Was wusste man über die Ansteckungswege? Es war zunächst nicht klar, ob das Virus über Gegenstände und Oberflächen übertragen wird, ob weit tragende Aerosole die Hauptrolle spielen oder doch hauptsächlich Tröpfchen, die nur Übertragungen über kurze Distanzen ermöglichen. Auch war unklar, wie ansteckend es sein würde. Aber immerhin: Zur Zeit, als der erste Fall in der Schweiz bekannt wurde, war die genetische Sequenz von SARS-CoV2 bereits bekannt und es gab auch schon einen spezifischen Test auf das Virus – und das bloss acht Wochen nach den ersten Meldungen.
Am 15. März verordnete der Bundesrat den Shutdown – auf welcher wissenschaftlichen Grundlage? Vieles war noch unklar, doch es war deutlich geworden, dass das Virus, wenn es mal da war, schnell starke Wellen auslösen konnte.

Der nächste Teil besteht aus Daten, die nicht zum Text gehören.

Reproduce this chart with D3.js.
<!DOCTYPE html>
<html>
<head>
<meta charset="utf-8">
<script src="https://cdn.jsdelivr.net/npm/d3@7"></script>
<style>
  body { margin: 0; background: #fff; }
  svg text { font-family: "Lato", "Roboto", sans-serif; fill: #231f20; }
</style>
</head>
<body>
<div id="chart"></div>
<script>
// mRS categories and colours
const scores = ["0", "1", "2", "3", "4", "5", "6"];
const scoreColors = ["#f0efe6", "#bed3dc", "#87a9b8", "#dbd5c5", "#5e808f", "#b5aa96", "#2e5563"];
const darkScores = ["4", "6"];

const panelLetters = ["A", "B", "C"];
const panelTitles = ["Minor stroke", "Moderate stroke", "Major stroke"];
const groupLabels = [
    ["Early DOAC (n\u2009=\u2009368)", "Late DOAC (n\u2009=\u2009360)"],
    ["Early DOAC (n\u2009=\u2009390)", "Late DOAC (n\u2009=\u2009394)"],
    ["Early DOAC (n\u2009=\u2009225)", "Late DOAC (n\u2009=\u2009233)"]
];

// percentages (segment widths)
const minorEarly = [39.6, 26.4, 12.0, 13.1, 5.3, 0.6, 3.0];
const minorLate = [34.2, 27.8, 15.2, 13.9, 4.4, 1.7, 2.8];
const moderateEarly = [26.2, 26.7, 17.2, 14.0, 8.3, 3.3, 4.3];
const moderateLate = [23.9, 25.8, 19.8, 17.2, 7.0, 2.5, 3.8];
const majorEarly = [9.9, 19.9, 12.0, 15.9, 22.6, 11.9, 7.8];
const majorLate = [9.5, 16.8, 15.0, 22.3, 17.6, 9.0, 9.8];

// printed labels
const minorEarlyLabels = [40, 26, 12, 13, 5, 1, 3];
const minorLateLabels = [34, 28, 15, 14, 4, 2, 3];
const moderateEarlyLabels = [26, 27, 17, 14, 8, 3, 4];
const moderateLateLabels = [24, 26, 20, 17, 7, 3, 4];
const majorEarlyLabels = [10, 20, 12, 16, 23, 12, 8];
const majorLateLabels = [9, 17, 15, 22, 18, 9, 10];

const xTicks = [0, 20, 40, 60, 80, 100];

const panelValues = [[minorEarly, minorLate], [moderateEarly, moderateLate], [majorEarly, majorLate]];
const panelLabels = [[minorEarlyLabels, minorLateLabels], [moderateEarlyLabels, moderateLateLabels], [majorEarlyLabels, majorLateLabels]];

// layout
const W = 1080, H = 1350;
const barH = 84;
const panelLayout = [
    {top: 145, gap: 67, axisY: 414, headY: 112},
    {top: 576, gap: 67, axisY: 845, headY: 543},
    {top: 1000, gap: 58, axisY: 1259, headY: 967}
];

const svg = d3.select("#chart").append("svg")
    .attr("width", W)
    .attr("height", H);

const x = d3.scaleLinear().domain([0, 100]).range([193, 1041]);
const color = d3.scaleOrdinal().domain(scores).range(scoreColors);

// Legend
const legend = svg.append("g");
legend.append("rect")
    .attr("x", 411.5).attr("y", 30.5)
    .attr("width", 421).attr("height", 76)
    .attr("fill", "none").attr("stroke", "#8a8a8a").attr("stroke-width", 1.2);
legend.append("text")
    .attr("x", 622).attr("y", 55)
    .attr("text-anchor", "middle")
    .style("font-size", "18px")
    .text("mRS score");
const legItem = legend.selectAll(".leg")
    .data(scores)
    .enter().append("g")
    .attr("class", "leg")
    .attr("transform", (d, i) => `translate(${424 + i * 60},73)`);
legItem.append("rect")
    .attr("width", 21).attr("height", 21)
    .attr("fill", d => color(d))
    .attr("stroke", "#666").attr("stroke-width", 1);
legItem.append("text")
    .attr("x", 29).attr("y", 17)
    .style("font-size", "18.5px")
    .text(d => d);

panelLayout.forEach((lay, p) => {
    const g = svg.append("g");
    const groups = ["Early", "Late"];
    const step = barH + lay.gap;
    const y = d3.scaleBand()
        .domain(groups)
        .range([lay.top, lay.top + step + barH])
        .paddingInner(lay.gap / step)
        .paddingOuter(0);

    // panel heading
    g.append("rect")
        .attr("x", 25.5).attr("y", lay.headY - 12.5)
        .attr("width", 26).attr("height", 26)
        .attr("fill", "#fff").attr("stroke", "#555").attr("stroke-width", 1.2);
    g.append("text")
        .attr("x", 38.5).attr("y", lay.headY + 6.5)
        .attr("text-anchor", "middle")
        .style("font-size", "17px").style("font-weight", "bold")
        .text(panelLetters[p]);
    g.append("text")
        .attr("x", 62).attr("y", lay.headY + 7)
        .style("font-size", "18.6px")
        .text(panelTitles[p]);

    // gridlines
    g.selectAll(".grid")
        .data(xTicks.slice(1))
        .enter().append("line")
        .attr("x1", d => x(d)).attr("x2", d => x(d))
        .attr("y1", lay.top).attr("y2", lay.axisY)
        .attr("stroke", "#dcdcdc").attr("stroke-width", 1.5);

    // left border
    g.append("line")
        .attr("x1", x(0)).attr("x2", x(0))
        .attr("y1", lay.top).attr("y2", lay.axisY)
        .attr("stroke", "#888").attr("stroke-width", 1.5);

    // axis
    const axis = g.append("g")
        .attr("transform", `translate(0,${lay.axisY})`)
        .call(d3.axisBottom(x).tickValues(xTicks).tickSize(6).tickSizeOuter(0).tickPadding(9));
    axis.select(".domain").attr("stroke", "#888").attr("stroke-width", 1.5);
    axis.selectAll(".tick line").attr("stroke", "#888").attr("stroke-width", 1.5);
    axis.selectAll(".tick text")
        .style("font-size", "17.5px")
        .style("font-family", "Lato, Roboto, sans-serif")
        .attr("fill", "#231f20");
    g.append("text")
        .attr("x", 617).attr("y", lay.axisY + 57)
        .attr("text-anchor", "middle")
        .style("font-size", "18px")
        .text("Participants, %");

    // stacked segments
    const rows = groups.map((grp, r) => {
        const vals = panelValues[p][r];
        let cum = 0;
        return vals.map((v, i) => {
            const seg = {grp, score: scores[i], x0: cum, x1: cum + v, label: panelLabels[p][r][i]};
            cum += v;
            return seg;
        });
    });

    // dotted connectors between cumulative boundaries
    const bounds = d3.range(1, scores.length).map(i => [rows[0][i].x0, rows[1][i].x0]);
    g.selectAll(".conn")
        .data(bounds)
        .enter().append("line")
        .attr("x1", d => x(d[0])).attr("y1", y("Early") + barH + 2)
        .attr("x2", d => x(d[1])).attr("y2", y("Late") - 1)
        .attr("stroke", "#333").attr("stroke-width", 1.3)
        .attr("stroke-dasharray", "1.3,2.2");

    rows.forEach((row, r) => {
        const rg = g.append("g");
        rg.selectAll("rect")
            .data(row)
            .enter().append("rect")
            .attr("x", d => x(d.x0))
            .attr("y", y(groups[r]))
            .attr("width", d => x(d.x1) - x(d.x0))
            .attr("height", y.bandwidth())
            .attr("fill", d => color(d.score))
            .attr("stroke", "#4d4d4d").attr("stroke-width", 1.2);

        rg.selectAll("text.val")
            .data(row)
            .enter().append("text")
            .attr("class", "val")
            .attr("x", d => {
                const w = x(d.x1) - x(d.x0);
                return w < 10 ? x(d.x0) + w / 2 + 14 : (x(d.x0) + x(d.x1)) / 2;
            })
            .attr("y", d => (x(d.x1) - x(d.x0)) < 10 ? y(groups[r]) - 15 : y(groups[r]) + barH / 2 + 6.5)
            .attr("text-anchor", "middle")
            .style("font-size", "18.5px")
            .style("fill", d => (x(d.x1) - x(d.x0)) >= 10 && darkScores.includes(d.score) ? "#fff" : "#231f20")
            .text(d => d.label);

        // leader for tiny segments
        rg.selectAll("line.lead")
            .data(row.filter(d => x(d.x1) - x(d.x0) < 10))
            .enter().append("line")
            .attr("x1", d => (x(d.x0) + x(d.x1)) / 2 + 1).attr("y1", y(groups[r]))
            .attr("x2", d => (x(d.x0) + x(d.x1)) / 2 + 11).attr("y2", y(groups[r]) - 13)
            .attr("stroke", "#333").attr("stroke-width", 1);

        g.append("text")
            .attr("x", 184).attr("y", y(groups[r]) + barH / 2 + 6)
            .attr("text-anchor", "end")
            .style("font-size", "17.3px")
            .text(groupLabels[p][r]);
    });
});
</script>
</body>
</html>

Das war die Erfahrung in Wuhan, und das zeigte sich in diesen Tagen in Norditalien, wo die Fall- und Todeszahlen nach oben schnellten. Der Faktor Zeit war also entscheidend, es musste schnell gehen. Viele Fachleute haben die Situation damals mit der eines Notarztes verglichen, der mit suboptimaler Wissensgrundlage schnell entscheiden muss.
Wie gut waren die Informationen aus China? Einerseits chaotisch. Die offiziellen Fallzahlen waren gerade von 4000 auf 20'000 korrigiert worden. Praktisch gleichzeitig lag aber auch die erste, grosse Studie mit gut 70'000 Patienten aus China vor. Die Mediziner errechneten damals eine Fallsterblichkeit von gut zwei Prozent – mit einer deutlich höheren Sterblichkeit bei den über 80-Jährigen. Von hier aus sehr schwer einzuschätzen war dabei die Dunkelziffer: Falls viele Fälle übersehen oder auch unterschlagen worden wären, wäre die Sterblichkeit viel tiefer – falls im ganzen Durcheinander viele Tote nicht mitgezählt worden wären, läge sie womöglich höher. Das war zu diesem Zeitpunkt völlig offen.

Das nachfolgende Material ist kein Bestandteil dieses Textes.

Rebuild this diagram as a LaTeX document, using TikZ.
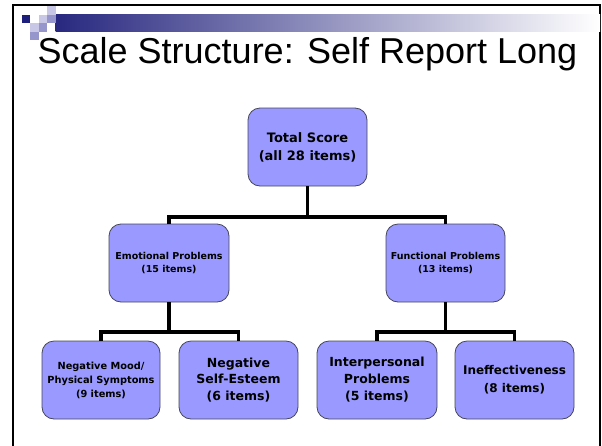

Wann kamen die Impfstoffe? Zehn Monate später wurde mit dem Impfstoff von Pfizer/Biontech das erste Vakzin zugelassen, kurz darauf jenes von Moderna. Dass das so schnell gehen würde, hatte im Februar 2020 niemand zu prognostizieren gewagt. Man ging von mindestens einem ganzen Jahr aus, auch weil es zuvor noch nie erfolgreiche Impfstoffe gegen Coronaviren gegeben hatte. Ohne die neue mRNA-Technik hätte es vermutlich längst nicht so schnell wirksame Impfstoffe gegeben. Kurz darauf lieferten auch mit grundlegend anderen Techniken hergestellte Impfstoffe Wirksamkeitsdaten – allerdings lange nicht so gute wie die beiden ersten.

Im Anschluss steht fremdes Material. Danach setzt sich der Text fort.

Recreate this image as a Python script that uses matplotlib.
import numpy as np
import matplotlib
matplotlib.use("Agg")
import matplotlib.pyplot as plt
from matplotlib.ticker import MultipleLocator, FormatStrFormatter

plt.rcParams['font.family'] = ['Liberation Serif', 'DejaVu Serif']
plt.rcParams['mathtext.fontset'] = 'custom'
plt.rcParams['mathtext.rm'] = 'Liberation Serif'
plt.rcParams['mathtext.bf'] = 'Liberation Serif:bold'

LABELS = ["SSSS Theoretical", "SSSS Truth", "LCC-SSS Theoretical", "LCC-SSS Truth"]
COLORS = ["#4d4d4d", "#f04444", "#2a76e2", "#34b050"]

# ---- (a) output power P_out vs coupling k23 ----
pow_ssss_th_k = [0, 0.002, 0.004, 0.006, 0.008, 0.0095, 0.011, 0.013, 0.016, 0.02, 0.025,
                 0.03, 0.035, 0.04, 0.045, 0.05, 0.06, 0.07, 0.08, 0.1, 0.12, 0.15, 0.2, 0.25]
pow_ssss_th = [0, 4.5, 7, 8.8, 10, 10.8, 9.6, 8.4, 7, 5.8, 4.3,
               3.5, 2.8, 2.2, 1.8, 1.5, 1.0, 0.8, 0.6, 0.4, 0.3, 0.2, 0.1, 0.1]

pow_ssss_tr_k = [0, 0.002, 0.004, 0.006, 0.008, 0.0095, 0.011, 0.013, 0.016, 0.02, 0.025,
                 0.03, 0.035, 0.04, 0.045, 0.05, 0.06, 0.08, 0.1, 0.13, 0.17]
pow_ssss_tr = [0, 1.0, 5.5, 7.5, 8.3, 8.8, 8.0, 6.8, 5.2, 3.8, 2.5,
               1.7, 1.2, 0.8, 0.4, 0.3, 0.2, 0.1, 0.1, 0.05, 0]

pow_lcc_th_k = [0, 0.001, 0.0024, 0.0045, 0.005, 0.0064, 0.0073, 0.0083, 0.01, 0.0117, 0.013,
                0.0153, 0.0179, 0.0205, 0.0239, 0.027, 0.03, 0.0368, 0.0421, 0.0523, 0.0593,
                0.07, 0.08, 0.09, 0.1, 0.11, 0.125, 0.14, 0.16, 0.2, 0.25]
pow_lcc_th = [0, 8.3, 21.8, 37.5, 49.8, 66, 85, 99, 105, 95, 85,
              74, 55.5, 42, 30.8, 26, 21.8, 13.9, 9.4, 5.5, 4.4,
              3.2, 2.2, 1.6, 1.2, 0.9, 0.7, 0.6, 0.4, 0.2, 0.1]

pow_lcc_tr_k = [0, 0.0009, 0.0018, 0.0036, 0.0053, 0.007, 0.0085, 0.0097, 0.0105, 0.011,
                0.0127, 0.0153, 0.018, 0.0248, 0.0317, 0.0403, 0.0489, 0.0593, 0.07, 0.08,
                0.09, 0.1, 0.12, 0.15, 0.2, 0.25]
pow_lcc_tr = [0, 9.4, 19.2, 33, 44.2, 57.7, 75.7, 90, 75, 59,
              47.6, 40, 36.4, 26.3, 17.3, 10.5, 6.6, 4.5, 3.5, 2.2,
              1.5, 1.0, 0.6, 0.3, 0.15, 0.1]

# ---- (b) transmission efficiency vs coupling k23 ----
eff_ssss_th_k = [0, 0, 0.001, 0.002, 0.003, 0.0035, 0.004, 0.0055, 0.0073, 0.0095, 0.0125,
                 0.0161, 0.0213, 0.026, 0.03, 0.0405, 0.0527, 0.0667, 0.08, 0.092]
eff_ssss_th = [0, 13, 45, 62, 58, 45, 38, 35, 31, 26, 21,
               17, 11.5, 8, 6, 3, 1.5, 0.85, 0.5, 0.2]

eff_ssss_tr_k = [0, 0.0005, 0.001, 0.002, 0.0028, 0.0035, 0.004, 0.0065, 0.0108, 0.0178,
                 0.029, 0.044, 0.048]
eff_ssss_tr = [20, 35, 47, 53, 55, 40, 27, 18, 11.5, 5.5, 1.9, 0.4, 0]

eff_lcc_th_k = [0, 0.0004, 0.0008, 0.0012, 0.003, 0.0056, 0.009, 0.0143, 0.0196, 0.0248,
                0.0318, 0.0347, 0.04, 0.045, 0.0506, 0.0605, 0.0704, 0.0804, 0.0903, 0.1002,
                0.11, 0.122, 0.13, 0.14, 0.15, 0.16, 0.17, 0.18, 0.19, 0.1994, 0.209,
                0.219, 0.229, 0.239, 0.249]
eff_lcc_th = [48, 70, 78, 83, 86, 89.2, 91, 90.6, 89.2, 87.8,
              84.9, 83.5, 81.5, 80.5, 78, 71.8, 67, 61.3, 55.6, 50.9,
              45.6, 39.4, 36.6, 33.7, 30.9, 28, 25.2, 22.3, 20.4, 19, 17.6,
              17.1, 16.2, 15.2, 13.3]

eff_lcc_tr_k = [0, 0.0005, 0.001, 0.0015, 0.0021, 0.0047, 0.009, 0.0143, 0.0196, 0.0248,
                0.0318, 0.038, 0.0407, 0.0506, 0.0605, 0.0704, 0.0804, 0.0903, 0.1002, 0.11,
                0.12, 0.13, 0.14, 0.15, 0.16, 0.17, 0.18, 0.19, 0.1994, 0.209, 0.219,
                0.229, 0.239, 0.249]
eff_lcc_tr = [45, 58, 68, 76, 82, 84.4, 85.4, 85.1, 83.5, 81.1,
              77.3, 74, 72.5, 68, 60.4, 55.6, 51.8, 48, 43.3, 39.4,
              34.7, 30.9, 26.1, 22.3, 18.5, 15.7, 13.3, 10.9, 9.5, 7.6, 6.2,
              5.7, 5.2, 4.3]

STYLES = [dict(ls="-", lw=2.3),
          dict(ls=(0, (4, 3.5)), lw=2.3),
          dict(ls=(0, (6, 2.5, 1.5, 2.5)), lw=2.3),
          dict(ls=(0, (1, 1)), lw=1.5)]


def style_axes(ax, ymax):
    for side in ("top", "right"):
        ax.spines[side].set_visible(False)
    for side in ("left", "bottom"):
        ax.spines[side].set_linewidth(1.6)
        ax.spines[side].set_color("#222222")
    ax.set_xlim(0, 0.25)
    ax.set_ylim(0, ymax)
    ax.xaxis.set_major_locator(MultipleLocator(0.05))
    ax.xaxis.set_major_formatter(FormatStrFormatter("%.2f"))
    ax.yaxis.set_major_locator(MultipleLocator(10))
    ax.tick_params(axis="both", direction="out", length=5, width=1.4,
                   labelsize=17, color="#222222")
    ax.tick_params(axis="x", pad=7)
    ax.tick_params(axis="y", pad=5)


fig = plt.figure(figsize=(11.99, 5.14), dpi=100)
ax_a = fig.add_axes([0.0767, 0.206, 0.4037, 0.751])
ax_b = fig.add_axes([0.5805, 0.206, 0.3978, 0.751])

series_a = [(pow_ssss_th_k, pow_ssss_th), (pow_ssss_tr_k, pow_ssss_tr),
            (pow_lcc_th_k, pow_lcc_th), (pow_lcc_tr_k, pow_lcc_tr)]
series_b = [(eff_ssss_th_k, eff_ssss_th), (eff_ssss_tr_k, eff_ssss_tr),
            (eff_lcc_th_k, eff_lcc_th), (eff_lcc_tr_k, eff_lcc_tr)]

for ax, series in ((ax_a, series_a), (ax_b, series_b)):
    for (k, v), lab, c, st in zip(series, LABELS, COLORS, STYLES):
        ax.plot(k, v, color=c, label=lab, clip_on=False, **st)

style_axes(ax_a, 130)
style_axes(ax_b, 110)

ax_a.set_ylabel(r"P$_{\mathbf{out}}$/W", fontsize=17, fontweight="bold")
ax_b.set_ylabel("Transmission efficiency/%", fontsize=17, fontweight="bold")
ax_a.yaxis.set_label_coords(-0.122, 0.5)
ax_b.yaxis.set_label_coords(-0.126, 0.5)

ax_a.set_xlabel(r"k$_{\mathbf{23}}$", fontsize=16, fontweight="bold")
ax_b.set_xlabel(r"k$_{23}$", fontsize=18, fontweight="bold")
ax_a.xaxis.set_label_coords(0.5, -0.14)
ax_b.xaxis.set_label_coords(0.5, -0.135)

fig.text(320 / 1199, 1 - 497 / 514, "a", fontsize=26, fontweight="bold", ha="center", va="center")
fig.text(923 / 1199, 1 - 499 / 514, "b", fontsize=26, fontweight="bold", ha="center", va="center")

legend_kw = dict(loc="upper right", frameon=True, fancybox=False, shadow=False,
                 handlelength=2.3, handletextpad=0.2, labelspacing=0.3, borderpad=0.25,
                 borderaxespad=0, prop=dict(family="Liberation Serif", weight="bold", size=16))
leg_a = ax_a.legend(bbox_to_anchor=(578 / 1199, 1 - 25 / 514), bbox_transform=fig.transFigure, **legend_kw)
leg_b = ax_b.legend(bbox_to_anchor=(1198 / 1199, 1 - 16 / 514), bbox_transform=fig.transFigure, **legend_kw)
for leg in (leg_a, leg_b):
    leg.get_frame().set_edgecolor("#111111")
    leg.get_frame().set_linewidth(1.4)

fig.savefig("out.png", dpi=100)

Vieles war am Anfang nicht bekannt – gibt es auch Dinge, die man eigentlich wusste, und besser hätte machen können? Vielleicht einige generelle Punkte im Umgang mit Information und Unsicherheit. Es ist nicht leicht, in einer Krisensituation laut und deutlich zu sagen, dass man vieles noch nicht weiss. Aber das war nun mal so. Man wusste zunächst wenig über das Virus selbst, über die Erkrankung, aber auch über den möglichen Nutzen von Masken oder darüber, wie stark Kinder als Treiber der Pandemie wirkten. Später galt das für die Impfstoffe. Das Wissen entwickelte sich erst mit der Zeit. Das hätte man besser kommunizieren können, vielleicht müssen.